United States Supreme Court
91 U.S. 603 (1875)
In Gilman et al. v. Ill. Miss. Tel. Co., the Des Moines Valley Railroad Company had executed two mortgages, one in 1857 and another in 1868, to secure payment of its bonds, which included pledging the railroad's income and earnings. The mortgages allowed the trustees to take possession and collect income upon default. The railroad defaulted on its interest payments, leading to foreclosure proceedings initiated by the trustees of the second mortgage in a state court. The Illinois and Mississippi Telegraph Company, a judgment creditor, garnished funds from the railroad's income during the foreclosure process. The trustees filed a bill in equity to enjoin the telegraph company's execution proceedings. The state court's decree did not initially appoint a receiver for the railroad's income during the foreclosure. After the decree, the telegraph company proceeded with garnishment. The case reached the U.S. Circuit Court for the District of Iowa, which dismissed the trustees' bill, prompting an appeal to the U.S. Supreme Court.

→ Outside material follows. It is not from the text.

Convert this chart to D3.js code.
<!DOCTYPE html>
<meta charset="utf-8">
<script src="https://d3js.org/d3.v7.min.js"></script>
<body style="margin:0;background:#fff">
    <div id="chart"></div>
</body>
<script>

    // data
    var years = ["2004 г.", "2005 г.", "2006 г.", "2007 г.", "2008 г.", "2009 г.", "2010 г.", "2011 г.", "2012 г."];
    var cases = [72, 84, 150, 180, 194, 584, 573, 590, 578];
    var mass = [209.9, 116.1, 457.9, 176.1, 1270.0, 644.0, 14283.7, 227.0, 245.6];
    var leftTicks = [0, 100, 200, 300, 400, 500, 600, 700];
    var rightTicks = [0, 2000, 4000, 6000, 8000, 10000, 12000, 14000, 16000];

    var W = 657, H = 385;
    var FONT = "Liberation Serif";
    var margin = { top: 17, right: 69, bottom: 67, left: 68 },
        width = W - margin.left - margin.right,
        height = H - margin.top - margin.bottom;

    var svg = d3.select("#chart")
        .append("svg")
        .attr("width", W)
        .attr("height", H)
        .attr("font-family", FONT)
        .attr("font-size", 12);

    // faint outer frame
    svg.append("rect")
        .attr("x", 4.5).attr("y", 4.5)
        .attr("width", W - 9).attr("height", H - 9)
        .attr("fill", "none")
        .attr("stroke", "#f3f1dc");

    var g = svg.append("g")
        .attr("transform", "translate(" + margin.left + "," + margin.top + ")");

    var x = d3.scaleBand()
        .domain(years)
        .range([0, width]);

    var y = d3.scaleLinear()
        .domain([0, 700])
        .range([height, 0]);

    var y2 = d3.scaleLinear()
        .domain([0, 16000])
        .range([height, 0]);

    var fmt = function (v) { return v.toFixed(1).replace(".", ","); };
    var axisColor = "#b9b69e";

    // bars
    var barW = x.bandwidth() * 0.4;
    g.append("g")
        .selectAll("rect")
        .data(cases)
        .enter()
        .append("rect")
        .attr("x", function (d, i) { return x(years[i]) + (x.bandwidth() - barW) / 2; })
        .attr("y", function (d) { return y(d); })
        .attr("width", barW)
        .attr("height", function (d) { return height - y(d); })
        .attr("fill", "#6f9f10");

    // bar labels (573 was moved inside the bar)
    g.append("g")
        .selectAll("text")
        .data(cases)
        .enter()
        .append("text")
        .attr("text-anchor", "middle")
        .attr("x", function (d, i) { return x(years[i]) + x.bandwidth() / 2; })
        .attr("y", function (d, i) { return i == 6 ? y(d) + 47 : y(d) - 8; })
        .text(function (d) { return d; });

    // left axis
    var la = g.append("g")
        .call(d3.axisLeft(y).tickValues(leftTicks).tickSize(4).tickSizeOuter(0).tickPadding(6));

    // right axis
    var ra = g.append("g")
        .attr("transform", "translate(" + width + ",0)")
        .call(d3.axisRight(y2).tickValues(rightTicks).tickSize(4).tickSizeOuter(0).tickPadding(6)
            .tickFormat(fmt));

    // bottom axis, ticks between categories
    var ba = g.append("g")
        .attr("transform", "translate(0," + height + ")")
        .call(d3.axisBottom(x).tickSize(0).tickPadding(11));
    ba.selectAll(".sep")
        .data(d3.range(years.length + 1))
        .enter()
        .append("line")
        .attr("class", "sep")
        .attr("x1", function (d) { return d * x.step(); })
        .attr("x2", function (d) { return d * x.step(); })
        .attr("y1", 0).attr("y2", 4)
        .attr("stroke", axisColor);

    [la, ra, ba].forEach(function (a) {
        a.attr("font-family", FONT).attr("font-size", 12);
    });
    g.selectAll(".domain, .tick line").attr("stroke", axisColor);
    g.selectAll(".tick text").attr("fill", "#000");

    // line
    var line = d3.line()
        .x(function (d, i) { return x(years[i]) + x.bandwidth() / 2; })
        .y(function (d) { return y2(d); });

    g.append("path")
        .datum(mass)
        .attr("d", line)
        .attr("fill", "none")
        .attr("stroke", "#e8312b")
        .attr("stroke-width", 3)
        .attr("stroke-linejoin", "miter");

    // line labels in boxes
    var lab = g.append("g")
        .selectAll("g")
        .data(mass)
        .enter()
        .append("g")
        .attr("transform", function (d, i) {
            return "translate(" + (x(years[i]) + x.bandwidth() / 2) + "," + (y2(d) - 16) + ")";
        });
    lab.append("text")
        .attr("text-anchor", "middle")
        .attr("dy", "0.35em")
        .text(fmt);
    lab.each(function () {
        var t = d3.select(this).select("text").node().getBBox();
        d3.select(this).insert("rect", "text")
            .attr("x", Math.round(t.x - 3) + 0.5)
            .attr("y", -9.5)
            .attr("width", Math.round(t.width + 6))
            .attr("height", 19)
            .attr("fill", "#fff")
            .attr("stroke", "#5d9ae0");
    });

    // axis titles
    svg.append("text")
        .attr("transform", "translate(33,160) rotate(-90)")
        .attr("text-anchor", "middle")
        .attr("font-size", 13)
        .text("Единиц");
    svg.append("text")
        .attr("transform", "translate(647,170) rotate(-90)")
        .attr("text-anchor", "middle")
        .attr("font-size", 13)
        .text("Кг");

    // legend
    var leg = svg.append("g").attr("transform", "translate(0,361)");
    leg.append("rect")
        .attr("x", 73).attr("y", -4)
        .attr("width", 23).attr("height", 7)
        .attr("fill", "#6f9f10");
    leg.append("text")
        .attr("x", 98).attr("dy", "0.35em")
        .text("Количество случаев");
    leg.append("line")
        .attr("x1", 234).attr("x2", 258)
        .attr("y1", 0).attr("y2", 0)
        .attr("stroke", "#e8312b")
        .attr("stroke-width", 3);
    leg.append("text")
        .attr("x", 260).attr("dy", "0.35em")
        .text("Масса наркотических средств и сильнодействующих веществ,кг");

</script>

The main issue was whether the income from the railroad, earned during foreclosure proceedings but before the appointment of a receiver, should be subject to garnishment by a judgment creditor or protected under the mortgage agreement.

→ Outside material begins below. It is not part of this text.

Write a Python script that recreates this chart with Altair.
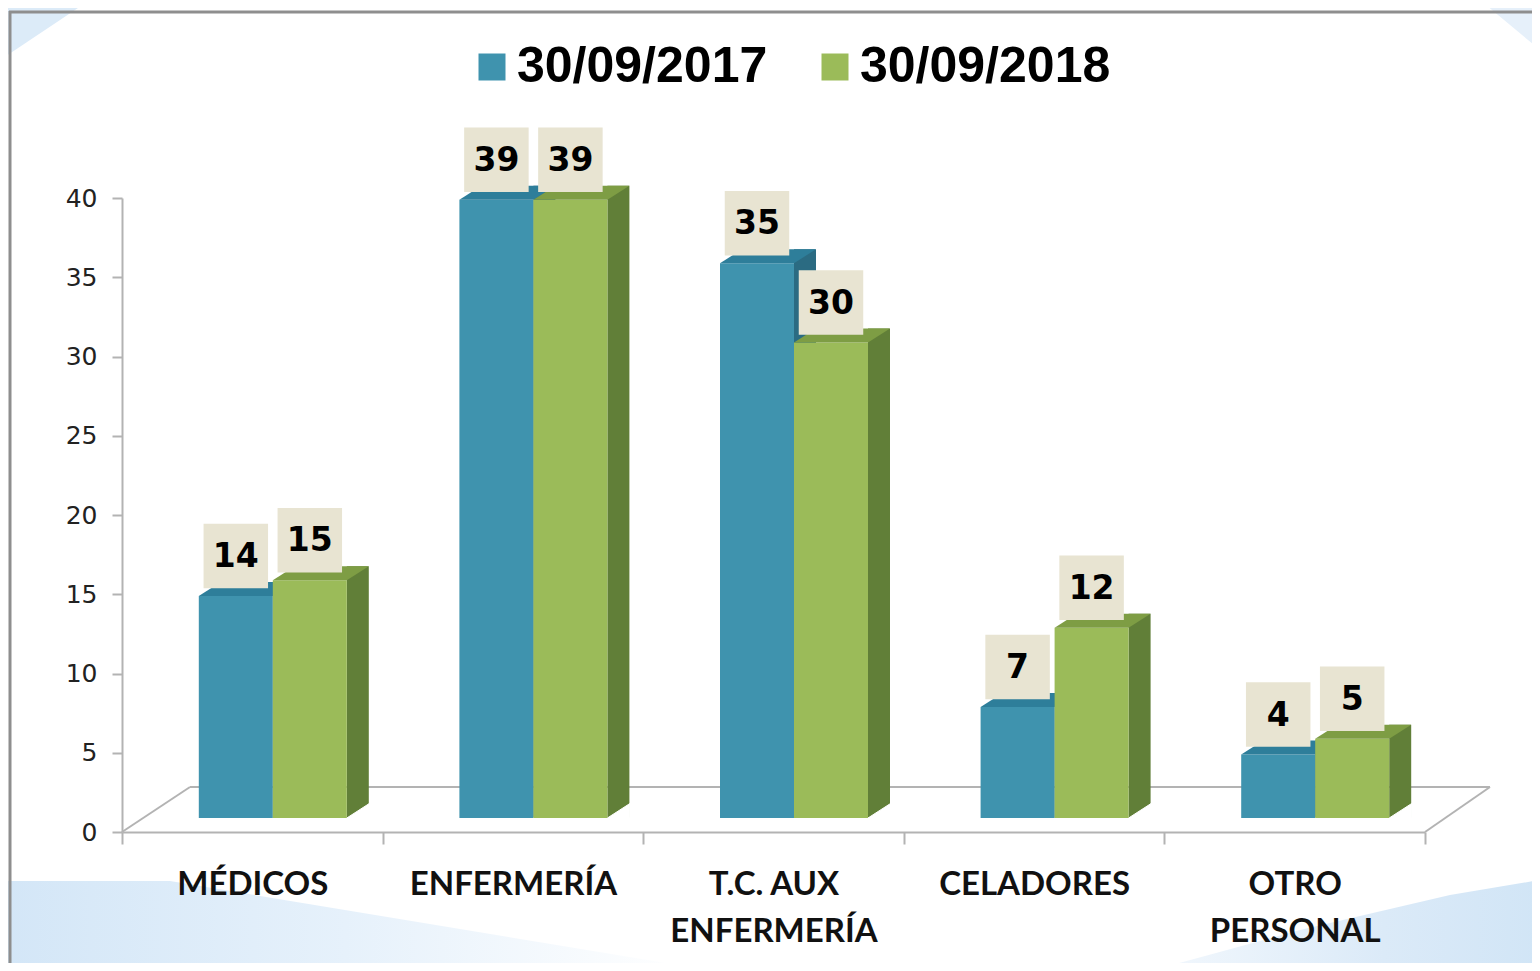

The U.S. Supreme Court affirmed the judgment of the lower court, holding that the income earned by the railroad company during the period in question was liable to the company's creditors, including the telegraph company, as if no mortgage existed.

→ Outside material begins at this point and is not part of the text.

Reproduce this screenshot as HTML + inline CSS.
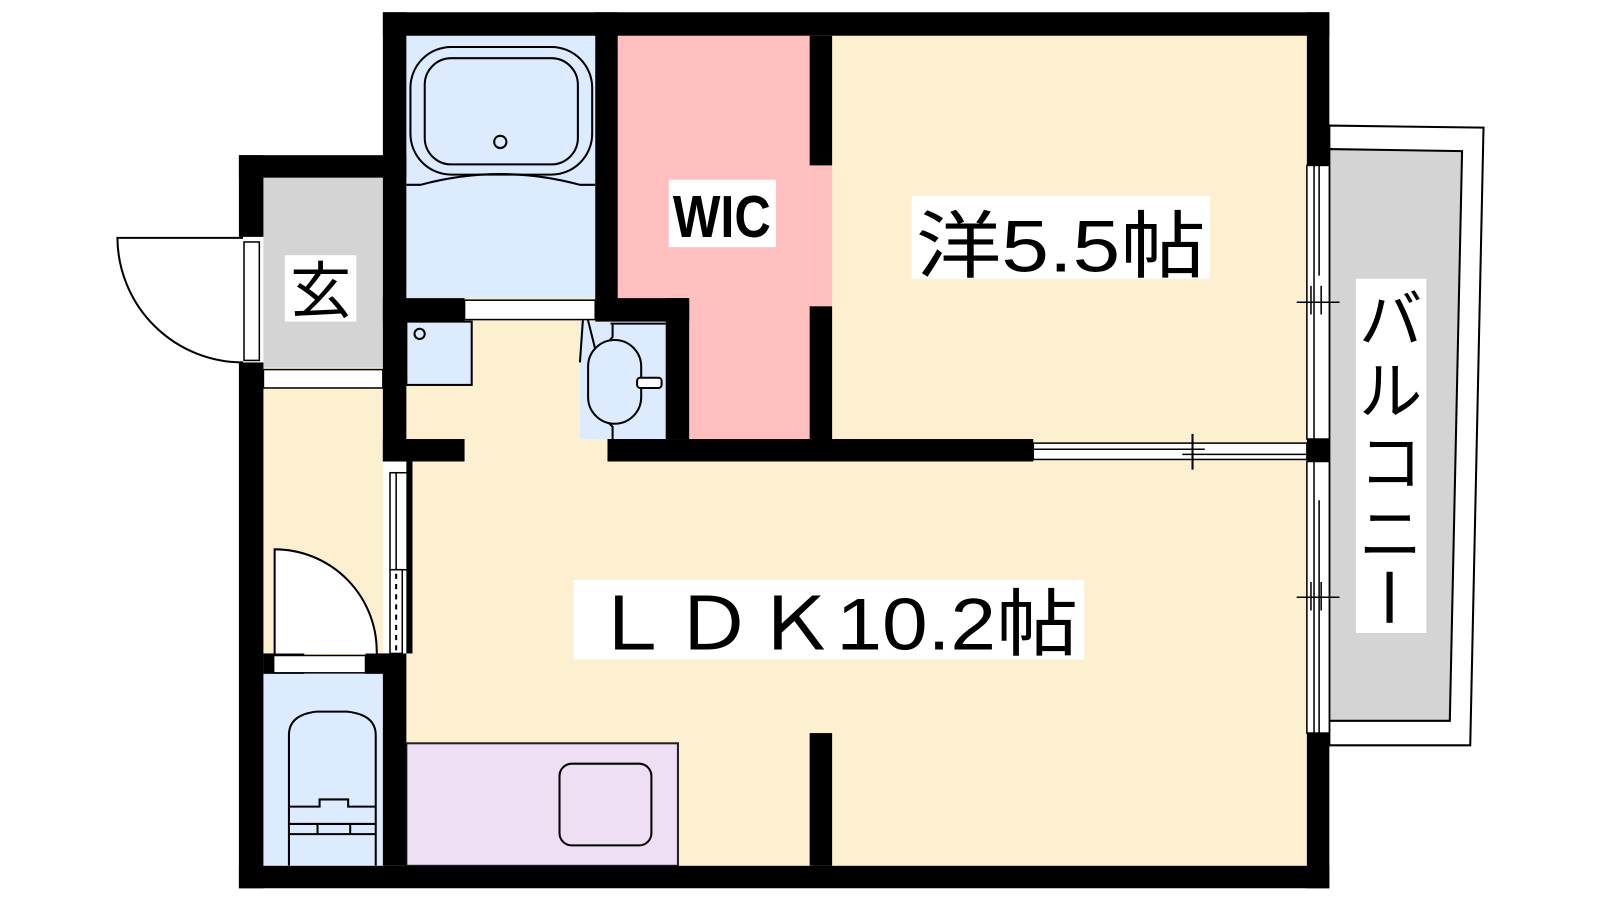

The U.S. Supreme Court reasoned that the terms of the mortgages implied that the railroad company retained possession and the right to the earnings until the mortgagees either took possession or judicial intervention occurred. The court noted that the decree of foreclosure did not alter the possession or earnings of the railroad until the sale was executed. Since the trustees did not take steps to intervene and take control of the earnings, the income during this period remained under the control of the railroad company. As such, it was subject to garnishment by creditors, including the telegraph company, who acted within their legal rights. The court emphasized that the mortgagees had remedies available to them, such as appointing a receiver, but failed to exercise those options.